God is a choice. That is the common bond of belief that ties us all to each other all over the world. When we believe because we choose
to believe, no matter to what religion we belong or to whose special message of God we listen, we are working to do God's will in our
world. By believing, we place ourselves into that love of humanity God had expressed for us in the past, and the love for humanity that
we feel in our becoming a part of it. This is a spiritual tradition that predates all the known world religions. From a distant antiquity, our
ancestors believed, even if their belief was now strange to our modern minds. Drinking human blood is universally no longer acceptable,
for example, though it is thought that it was once catholic. But the common bond of doing the will of God was and still is. Though there
is no agreement in the world as to how to achieve doing God's will on Earth, there is a common desire to do so, which hopefully will lead
to some common consensus as to how best achieve this goal. Except now we have a choice. We can do this because we choose to
believe in God. The prayers, devotions, self-sacrifices, thoughts and love that issue from this choice in the future is what makes this
belief so exciting in the world. It then becomes, as it has been for millennia, the drama that unfolds for the spiritual growth of our planet.

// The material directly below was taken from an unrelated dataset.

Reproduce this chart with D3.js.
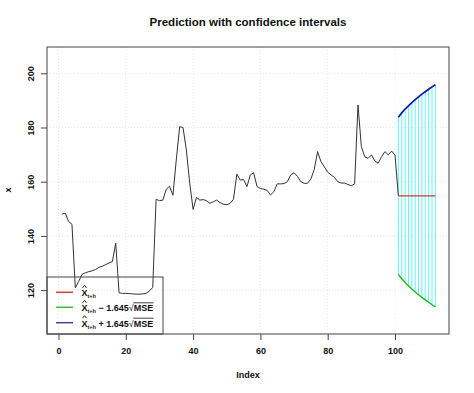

As each human being turns his or her face towards that light of love that represents for us God, we each in turn face in that same
direction as if pulled by a magnet towards some magnificent light. Our awareness grows, our level of planetary consciousness rises, and
the nervous energy of our collective being becomes synchronized into the activity of planetary love. Who would not want this? In a
world where this is lacking and we witness our own social and moral regression, it is a welcome change brought about by humanity's
belief. But it must be chosen if we are to remain free. And if all this is true, that God's love can bring a positive change to our beautiful
world, then it is a choice worth making. Still, God is a personal choice.